[START]
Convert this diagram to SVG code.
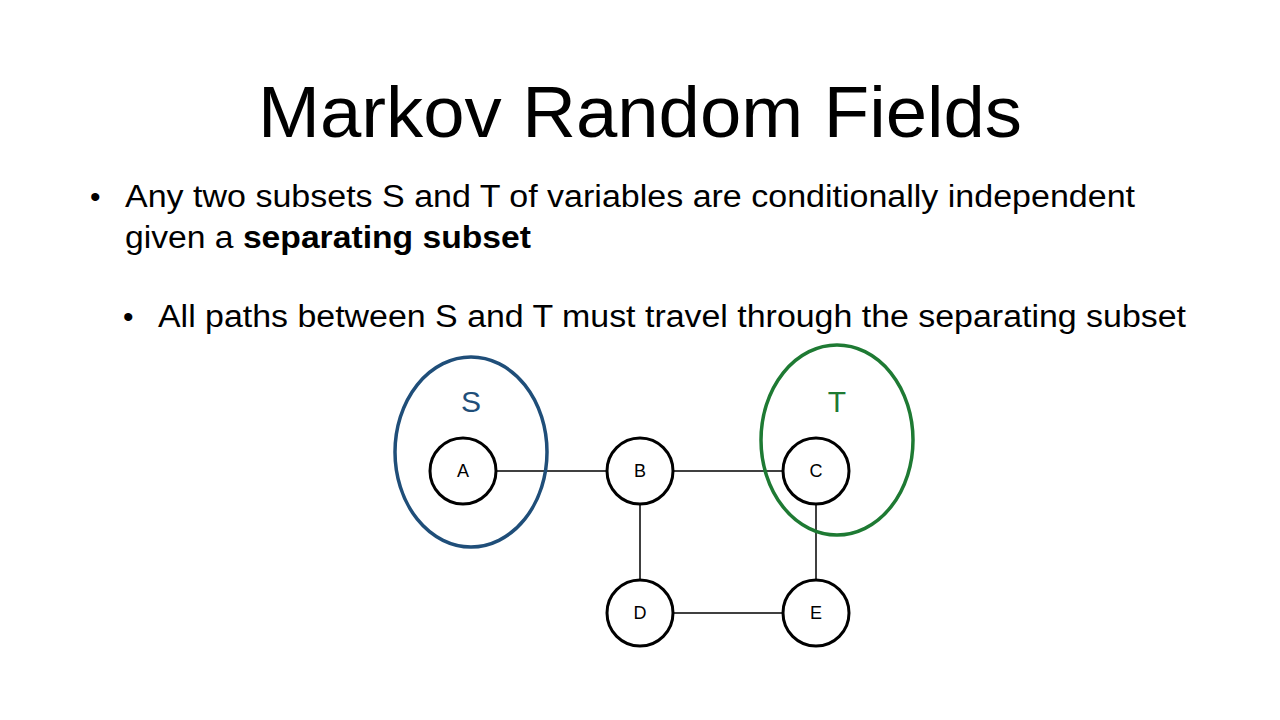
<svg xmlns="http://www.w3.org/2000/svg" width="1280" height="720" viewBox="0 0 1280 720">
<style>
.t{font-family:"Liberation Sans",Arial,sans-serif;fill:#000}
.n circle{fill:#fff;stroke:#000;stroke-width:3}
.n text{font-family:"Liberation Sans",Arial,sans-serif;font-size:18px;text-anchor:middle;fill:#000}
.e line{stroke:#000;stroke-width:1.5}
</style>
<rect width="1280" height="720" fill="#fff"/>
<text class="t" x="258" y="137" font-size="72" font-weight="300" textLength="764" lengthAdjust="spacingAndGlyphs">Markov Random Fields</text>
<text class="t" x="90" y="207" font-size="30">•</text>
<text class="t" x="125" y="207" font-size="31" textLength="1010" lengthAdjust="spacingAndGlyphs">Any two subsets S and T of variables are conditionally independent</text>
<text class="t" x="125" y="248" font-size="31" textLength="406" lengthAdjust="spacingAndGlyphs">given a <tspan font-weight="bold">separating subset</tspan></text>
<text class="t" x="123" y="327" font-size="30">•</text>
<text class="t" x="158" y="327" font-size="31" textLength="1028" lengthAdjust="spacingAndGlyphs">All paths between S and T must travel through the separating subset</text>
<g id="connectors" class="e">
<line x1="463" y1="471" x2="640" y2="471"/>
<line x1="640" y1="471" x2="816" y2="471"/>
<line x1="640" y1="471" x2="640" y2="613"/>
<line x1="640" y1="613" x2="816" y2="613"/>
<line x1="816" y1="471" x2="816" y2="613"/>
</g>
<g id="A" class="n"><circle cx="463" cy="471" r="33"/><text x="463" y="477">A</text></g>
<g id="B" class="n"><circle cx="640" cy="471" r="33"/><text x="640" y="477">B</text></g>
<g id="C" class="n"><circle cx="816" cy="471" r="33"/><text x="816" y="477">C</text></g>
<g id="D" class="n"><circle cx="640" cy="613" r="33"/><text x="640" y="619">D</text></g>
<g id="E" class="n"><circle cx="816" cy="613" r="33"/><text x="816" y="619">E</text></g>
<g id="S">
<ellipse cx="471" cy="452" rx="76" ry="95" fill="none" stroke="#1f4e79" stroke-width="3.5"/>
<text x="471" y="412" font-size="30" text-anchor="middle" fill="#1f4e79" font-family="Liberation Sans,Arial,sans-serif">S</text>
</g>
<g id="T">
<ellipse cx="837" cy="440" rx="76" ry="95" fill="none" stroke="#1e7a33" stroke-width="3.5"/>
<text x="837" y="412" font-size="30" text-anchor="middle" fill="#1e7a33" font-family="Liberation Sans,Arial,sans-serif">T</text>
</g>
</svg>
[END]
[START]
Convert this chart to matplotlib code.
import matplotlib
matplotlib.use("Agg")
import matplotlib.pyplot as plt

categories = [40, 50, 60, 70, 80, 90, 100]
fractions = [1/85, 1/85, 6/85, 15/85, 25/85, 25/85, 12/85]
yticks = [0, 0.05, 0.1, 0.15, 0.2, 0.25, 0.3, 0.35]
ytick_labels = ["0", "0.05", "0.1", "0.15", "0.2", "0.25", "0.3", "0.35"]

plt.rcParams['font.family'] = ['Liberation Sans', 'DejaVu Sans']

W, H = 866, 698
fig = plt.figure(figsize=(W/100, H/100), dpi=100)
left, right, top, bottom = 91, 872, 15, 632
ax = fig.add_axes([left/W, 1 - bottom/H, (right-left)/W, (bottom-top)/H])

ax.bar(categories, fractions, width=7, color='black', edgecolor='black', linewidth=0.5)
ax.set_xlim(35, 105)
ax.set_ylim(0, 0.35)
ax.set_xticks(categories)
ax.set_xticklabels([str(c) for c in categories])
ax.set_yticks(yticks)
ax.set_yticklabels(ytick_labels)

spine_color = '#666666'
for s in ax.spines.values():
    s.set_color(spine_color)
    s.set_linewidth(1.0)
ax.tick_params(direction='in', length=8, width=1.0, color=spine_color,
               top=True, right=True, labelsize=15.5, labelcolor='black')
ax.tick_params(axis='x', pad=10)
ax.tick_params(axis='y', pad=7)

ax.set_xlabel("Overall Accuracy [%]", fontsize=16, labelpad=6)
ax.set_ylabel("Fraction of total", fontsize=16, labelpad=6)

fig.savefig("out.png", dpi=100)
[END]
### [What you will do]
Take exactly the lines from the one containing "Convert this chart to matplotlib code." through the one containing "plt.rcParams['font.family'] = ['Liberation" in the data above, and output them with nothing added.

### [Answer to this problem]
Convert this chart to matplotlib code.
import matplotlib
matplotlib.use("Agg")
import matplotlib.pyplot as plt

categories = [40, 50, 60, 70, 80, 90, 100]
fractions = [1/85, 1/85, 6/85, 15/85, 25/85, 25/85, 12/85]
yticks = [0, 0.05, 0.1, 0.15, 0.2, 0.25, 0.3, 0.35]
ytick_labels = ["0", "0.05", "0.1", "0.15", "0.2", "0.25", "0.3", "0.35"]

plt.rcParams['font.family'] = ['Liberation Sans', 'DejaVu Sans']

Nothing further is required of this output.